Scusate, ma la memoria non è mica un optional, ed è troppo comodo sviare l’attenzione dai problemi veri che abbiamo voluto sollevare. Ancora una volta, anziché guardare la luna, questi signori concentrano la loro scarsa e cialtronesca attenzione al dito che la indica.
Il problema vero è, per tornare alle questioni concrete, reali, il disegno che qualcuno ambisce a realizzare, facendo diventare Vicenza uno snodo strategico dell’economia di guerra.
Non da oggi, come Presidio No Dal Molin, denunciamo pubblicamente la commistione tra strutture e operazioni militari con l’economia e la finanza.
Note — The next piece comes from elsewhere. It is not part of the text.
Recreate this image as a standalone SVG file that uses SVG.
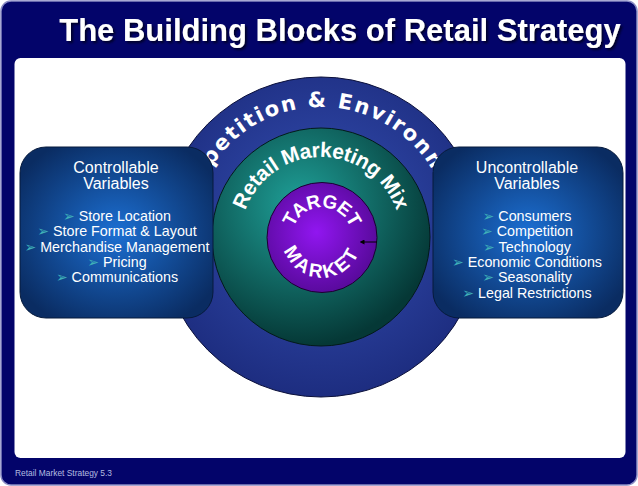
<svg xmlns="http://www.w3.org/2000/svg" width="638" height="486" viewBox="0 0 638 486">
<style>
.title{font-family:"Liberation Sans",Arial,sans-serif;font-weight:bold;font-size:31px;fill:#fff}
.foot{font-family:"Liberation Sans",Arial,sans-serif;font-size:9.5px;fill:#b4bce0}
.ring{font-family:"DejaVu Sans",Verdana,sans-serif;font-weight:bold;font-size:21px;fill:#fff;letter-spacing:1.8px}
.mix{font-family:"Liberation Sans",Arial,sans-serif;font-weight:bold;font-size:21px;fill:#fff;letter-spacing:-0.3px}
.tm{font-family:"Liberation Sans",Arial,sans-serif;font-weight:bold;font-size:19px;fill:#fff}
.hd{font-family:"Liberation Sans",Arial,sans-serif;font-size:16px;fill:#fff}
.it{font-family:"Liberation Sans",Arial,sans-serif;font-size:14.3px;fill:#fff}
.bl{font-family:"DejaVu Sans",sans-serif;font-size:14px;fill:#3fb0b8}
.box{stroke:#061a3c;stroke-width:1}
</style>
<defs>
<radialGradient id="gOuter" cx="50%" cy="45%" r="55%">
<stop offset="0" stop-color="#3550b4"/><stop offset="1" stop-color="#1d2d80"/>
</radialGradient>
<radialGradient id="gGreen" cx="40%" cy="35%" r="65%">
<stop offset="0" stop-color="#1fa098"/><stop offset="1" stop-color="#053836"/>
</radialGradient>
<radialGradient id="gPurple" cx="45%" cy="45%" r="55%">
<stop offset="0" stop-color="#9116f0"/><stop offset="1" stop-color="#5a0a9e"/>
</radialGradient>
<radialGradient id="gBox" cx="50%" cy="50%" r="60%">
<stop offset="0" stop-color="#1c6fd2"/><stop offset="1" stop-color="#0a2c62"/>
</radialGradient>
<filter id="sh" x="-5%" y="-20%" width="110%" height="150%">
<feDropShadow dx="2" dy="2" stdDeviation="1" flood-color="#000020" flood-opacity="0.9"/>
</filter>
<marker id="ah" viewBox="0 0 10 10" refX="1" refY="5" markerWidth="5" markerHeight="5" orient="auto-start-reverse">
<path d="M0,0 L10,5 L0,10 z" fill="#000"/>
</marker>
<path id="pRing" d="M191,237 A130,130 0 0 1 451,237"/>
<path id="pMix" d="M241,237 A80,80 0 0 1 401,237"/>
<path id="pTarget" d="M292,237.5 A30,30 0 0 1 352,237.5"/>
<path id="pMarket" d="M282,237.5 A40,40 0 0 0 362,237.5"/>
</defs>

<g id="background">
<rect x="1" y="1" width="636" height="484" rx="10" fill="#03046a" stroke="#8a8cc4" stroke-width="1.5"/>
<rect x="14.5" y="58" width="611" height="400" rx="6" fill="#fff"/>
<text class="title" x="340" y="41" text-anchor="middle" filter="url(#sh)">The Building Blocks of Retail Strategy</text>
<text class="foot" x="15" y="476" textLength="97" lengthAdjust="spacingAndGlyphs">Retail Market Strategy 5.3</text>
</g>

<g id="environment">
<circle cx="321" cy="237" r="160" fill="url(#gOuter)" stroke="#0a0f3a" stroke-width="1"/>
<text class="ring"><textPath href="#pRing" startOffset="50%" text-anchor="middle">Competition &amp; Environment</textPath></text>
</g>

<g id="marketing-mix">
<circle cx="321" cy="237" r="109" fill="url(#gGreen)" stroke="#031a1a" stroke-width="1"/>
<text class="mix"><textPath href="#pMix" startOffset="50%" text-anchor="middle">Retail Marketing Mix</textPath></text>
</g>

<g id="target-market">
<circle cx="322" cy="237.5" r="55" fill="url(#gPurple)" stroke="#1a0030" stroke-width="1"/>
<text class="tm" letter-spacing="-0.5"><textPath href="#pTarget" startOffset="50%" text-anchor="middle">TARGET</textPath></text>
<text class="tm" letter-spacing="3"><textPath href="#pMarket" startOffset="50%" text-anchor="middle">MARKET</textPath></text>
</g>

<g id="connectors">
<line x1="377" y1="242" x2="364" y2="242" stroke="#000" stroke-width="1" marker-end="url(#ah)"/>
</g>

<g id="controllable">
<rect class="box" x="20" y="147" width="193" height="171" rx="26" fill="url(#gBox)"/>
<text class="hd" x="116" y="173" text-anchor="middle">Controllable</text>
<text class="hd" x="116" y="189" text-anchor="middle">Variables</text>
<text class="it" x="117" y="221" text-anchor="middle"><tspan class="bl">➢</tspan> Store Location</text>
<text class="it" x="117" y="236" text-anchor="middle"><tspan class="bl">➢</tspan> Store Format &amp; Layout</text>
<text class="it" x="117" y="252" text-anchor="middle"><tspan class="bl">➢</tspan> Merchandise Management</text>
<text class="it" x="117" y="267" text-anchor="middle"><tspan class="bl">➢</tspan> Pricing</text>
<text class="it" x="117" y="282" text-anchor="middle"><tspan class="bl">➢</tspan> Communications</text>
</g>

<g id="uncontrollable">
<rect class="box" x="433" y="147" width="190" height="171" rx="26" fill="url(#gBox)"/>
<text class="hd" x="527" y="173" text-anchor="middle">Uncontrollable</text>
<text class="hd" x="527" y="189" text-anchor="middle">Variables</text>
<text class="it" x="527" y="221" text-anchor="middle"><tspan class="bl">➢</tspan> Consumers</text>
<text class="it" x="527" y="236" text-anchor="middle"><tspan class="bl">➢</tspan> Competition</text>
<text class="it" x="527" y="252" text-anchor="middle"><tspan class="bl">➢</tspan> Technology</text>
<text class="it" x="527" y="267" text-anchor="middle"><tspan class="bl">➢</tspan> Economic Conditions</text>
<text class="it" x="527" y="282" text-anchor="middle"><tspan class="bl">➢</tspan> Seasonality</text>
<text class="it" x="527" y="298" text-anchor="middle"><tspan class="bl">➢</tspan> Legal Restrictions</text>
</g>
</svg>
Noi critichiamo in toto il progetto di Alifuoco e Giulianati (è la democrazia, signori) di insediare a Vicenza una struttura di governance che punti ad armonizzare gli interessi economici, politici e militari in gioco, così come da cinque anni critichiamo e lottiamo contro gli strumenti militari che sono necessari all’economia di guerra. Il Dal Molin, senza girarci troppo attorno, a questo serve. Si mettano tutti l’anima in pace.
Ci sono due visioni diverse del mondo, del futuro della nostra città, profondamente divergenti e in conflitto tra loro. Da una parte c’è chi, come i vari Alifuoco, Giulianati e compagnia bella pensa di stare seduto a un tavolo a giocare a Risiko, dall’altra tutti quelli che non accettano il ruolo di pedine inerti, da ridurre al silenzio per non disturbare il manovratore. Un film già visto, in questa città, che continua a non piacerci e che non rinunceremo certo a contestare, finchè saremo donne e uomini liberi di pensare e agire. Tutto il resto, per quanto ci riguarda, è aria fritta.
Le polemiche pretestuose di questi giorni le vogliamo trasformare in opportunità di discutere collettivamente dei problemi veri che emergono da questa vicenda, che sono tanti e preoccupanti. Per questo invitiamo tutte e tutti ad un momento di confronto e riflessione martedì 8 maggio alle ore 21 al Presidio Permanente No Dal Molin.